Input =
★ ★ ★

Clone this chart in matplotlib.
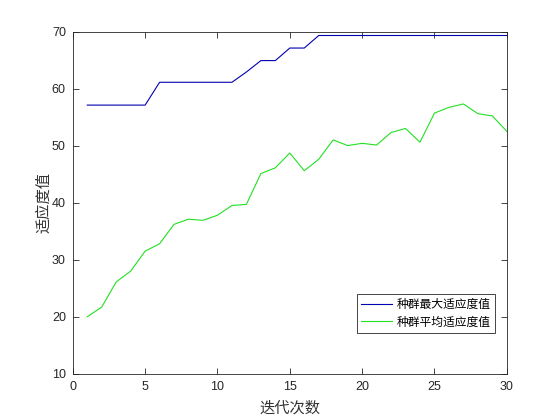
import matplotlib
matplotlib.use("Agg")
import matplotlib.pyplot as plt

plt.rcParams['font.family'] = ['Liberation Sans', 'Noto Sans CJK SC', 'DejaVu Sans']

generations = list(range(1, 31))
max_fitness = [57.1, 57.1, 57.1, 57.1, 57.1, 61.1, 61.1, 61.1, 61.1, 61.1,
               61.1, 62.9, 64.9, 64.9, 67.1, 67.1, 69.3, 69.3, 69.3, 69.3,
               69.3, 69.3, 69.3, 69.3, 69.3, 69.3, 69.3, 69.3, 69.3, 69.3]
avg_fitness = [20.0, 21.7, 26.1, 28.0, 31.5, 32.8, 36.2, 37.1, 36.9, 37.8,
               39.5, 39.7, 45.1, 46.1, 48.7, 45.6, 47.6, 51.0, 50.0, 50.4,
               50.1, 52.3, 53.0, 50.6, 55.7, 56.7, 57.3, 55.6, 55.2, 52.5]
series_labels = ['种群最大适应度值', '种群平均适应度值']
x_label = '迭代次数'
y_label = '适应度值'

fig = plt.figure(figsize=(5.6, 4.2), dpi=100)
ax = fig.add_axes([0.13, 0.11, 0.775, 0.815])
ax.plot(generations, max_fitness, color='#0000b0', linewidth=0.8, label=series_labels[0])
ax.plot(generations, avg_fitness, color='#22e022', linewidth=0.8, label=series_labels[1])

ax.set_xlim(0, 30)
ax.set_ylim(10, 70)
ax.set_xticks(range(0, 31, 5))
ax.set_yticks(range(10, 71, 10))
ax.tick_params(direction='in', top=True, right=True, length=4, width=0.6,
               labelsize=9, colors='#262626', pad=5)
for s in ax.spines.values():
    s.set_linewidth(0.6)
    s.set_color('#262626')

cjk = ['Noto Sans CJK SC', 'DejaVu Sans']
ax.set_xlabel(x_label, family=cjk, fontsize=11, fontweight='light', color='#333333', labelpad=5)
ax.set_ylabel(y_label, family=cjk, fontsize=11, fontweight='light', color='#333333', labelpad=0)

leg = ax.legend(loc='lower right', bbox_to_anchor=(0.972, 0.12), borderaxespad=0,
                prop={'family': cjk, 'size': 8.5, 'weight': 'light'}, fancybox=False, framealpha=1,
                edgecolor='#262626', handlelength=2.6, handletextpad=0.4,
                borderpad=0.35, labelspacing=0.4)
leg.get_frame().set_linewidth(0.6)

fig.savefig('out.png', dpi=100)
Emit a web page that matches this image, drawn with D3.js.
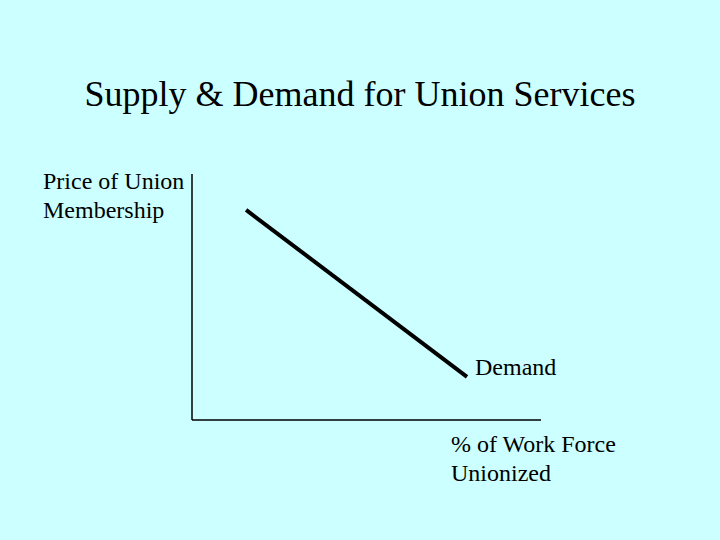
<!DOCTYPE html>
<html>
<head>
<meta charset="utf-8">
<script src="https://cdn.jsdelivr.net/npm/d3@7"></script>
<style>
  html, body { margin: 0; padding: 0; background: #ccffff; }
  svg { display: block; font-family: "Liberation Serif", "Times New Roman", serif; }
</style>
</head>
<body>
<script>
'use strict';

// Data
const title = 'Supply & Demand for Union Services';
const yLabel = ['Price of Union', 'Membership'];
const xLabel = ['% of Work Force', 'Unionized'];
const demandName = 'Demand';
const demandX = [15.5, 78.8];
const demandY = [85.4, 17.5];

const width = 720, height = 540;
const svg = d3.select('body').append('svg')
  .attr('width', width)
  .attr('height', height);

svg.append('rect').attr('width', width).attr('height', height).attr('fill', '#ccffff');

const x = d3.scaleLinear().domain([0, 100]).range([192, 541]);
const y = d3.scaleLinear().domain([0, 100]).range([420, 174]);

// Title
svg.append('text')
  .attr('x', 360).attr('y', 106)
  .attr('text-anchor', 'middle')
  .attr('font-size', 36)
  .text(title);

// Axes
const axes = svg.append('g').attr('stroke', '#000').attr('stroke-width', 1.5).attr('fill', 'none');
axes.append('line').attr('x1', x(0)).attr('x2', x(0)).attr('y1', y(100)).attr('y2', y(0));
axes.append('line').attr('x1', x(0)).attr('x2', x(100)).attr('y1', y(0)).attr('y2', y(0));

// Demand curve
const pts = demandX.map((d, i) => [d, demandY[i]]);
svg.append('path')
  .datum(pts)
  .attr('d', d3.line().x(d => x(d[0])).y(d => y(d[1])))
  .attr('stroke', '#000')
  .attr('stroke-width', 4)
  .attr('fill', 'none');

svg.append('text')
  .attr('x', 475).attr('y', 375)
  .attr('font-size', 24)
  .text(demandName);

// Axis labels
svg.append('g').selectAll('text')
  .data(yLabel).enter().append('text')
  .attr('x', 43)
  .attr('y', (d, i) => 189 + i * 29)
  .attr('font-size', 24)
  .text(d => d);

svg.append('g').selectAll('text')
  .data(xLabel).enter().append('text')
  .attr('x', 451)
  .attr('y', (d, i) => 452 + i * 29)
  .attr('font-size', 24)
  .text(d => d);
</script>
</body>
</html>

★ ★ ★

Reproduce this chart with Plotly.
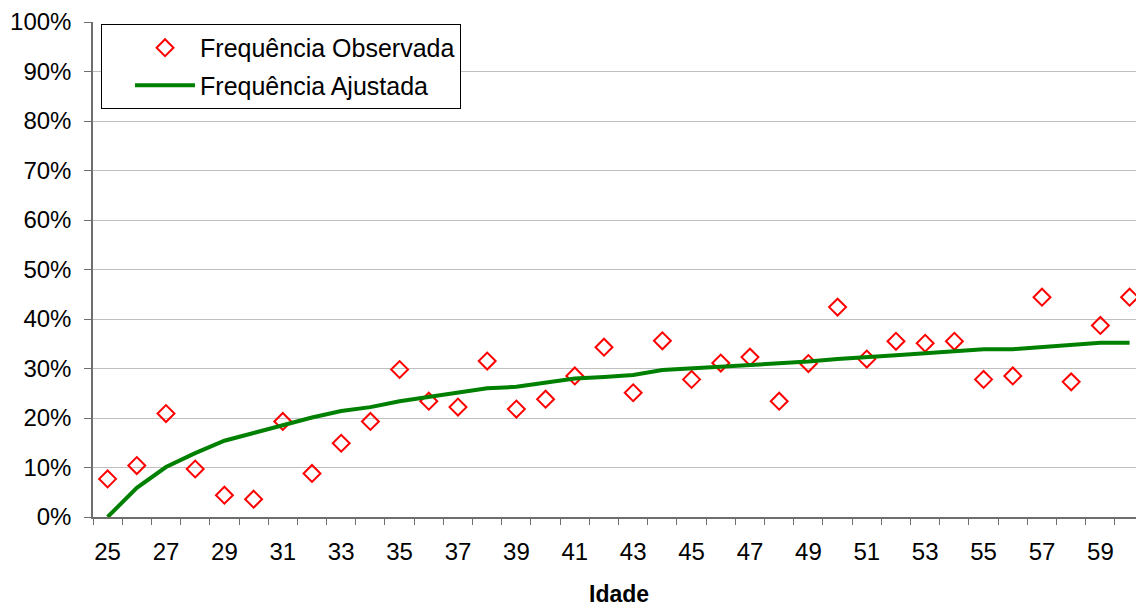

★ ★ ★

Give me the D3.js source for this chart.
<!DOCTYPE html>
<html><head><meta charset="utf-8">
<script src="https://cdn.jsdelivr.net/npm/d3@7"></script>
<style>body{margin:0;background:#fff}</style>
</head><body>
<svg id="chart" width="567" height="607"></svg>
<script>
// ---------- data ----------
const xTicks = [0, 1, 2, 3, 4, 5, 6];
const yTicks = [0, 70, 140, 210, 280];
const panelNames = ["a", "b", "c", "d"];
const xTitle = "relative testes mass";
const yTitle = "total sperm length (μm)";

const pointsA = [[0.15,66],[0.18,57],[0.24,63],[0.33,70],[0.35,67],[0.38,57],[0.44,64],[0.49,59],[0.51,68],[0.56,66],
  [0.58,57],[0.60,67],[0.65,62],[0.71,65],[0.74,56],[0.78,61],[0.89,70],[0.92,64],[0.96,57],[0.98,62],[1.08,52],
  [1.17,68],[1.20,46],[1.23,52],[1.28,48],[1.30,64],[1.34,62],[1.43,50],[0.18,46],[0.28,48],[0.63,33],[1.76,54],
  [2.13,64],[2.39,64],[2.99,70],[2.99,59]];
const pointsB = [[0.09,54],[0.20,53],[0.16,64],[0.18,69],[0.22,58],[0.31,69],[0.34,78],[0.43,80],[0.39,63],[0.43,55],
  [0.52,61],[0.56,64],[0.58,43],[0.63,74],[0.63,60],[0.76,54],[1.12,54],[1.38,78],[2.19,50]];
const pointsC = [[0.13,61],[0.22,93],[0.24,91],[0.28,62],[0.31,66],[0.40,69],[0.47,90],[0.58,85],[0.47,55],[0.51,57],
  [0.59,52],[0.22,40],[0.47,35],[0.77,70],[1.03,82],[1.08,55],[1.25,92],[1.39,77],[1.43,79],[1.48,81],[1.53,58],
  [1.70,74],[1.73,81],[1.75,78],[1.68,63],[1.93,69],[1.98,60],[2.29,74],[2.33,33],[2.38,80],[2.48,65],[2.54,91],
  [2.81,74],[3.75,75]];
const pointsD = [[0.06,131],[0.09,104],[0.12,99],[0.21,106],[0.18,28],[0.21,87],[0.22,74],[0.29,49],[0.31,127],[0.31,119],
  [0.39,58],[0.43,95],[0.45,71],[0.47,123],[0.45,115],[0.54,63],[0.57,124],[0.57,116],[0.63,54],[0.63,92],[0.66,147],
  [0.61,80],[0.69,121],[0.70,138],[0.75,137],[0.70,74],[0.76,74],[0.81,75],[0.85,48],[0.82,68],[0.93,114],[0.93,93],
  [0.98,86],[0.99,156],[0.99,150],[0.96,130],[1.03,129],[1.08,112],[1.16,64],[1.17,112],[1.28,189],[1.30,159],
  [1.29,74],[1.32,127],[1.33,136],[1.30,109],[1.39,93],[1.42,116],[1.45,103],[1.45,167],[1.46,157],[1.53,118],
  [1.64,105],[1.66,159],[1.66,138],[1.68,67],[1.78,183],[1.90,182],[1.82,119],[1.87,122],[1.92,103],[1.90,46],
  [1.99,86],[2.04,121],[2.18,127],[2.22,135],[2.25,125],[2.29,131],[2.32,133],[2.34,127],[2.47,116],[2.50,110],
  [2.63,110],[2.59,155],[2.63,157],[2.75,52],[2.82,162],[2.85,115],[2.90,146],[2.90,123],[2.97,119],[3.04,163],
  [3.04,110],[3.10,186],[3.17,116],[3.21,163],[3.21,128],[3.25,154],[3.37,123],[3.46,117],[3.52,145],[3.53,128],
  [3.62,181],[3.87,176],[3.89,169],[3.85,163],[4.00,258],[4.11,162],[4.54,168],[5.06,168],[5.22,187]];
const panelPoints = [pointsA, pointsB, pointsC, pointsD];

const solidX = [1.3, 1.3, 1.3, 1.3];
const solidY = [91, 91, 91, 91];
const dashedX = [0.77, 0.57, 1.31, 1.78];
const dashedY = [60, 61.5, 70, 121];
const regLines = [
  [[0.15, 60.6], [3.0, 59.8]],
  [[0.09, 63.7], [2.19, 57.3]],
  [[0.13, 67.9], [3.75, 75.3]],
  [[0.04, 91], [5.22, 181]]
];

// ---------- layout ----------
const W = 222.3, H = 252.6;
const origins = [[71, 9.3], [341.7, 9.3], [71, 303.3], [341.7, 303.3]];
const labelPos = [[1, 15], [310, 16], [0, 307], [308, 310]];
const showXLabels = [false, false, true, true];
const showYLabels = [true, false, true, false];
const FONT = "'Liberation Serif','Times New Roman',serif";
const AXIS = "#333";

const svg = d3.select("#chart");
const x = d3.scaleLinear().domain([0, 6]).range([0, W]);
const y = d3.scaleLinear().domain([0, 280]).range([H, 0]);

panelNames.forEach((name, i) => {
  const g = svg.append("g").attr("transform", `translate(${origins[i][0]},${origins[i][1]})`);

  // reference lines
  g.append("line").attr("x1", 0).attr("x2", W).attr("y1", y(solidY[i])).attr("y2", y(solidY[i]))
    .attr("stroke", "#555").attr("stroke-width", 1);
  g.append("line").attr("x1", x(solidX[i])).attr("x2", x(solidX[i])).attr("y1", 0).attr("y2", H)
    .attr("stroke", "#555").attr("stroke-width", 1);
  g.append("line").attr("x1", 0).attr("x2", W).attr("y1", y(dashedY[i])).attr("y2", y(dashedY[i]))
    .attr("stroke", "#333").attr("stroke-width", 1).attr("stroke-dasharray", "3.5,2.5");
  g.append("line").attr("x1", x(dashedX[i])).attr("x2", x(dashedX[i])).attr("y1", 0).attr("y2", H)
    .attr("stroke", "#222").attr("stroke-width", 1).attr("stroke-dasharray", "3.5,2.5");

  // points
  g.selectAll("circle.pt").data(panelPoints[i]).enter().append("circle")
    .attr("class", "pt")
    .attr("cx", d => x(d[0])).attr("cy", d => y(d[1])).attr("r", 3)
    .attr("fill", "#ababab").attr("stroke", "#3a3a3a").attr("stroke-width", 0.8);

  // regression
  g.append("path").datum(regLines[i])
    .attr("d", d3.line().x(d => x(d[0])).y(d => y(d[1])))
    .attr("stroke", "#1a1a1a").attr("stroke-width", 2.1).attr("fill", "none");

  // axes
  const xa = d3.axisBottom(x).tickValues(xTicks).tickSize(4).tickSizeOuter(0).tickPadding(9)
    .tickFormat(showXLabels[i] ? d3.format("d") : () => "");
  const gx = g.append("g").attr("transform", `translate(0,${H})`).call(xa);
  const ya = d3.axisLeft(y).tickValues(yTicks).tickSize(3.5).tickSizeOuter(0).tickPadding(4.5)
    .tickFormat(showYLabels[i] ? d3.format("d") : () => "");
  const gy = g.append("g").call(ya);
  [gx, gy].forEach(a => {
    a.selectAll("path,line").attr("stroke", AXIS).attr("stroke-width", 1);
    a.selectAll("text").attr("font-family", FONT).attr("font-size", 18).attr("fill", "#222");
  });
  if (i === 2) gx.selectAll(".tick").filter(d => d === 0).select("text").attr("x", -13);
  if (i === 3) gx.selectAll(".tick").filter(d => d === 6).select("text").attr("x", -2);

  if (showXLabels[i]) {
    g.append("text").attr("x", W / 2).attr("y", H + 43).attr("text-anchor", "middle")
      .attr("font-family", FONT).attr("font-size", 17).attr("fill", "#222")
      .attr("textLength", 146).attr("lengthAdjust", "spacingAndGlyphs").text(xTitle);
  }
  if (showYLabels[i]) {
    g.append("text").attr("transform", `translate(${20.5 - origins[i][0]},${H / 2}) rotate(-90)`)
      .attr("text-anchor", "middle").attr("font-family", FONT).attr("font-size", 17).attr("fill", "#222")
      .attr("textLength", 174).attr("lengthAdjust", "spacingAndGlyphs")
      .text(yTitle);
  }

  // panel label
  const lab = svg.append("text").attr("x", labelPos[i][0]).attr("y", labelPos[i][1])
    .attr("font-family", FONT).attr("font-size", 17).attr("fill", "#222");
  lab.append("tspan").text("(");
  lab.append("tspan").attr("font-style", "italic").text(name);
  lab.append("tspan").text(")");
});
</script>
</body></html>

★ ★ ★

Copy every line from the records above that contains the word "matplotlib".

Clone this chart in matplotlib.
import matplotlib
matplotlib.use("Agg")
import matplotlib.pyplot as plt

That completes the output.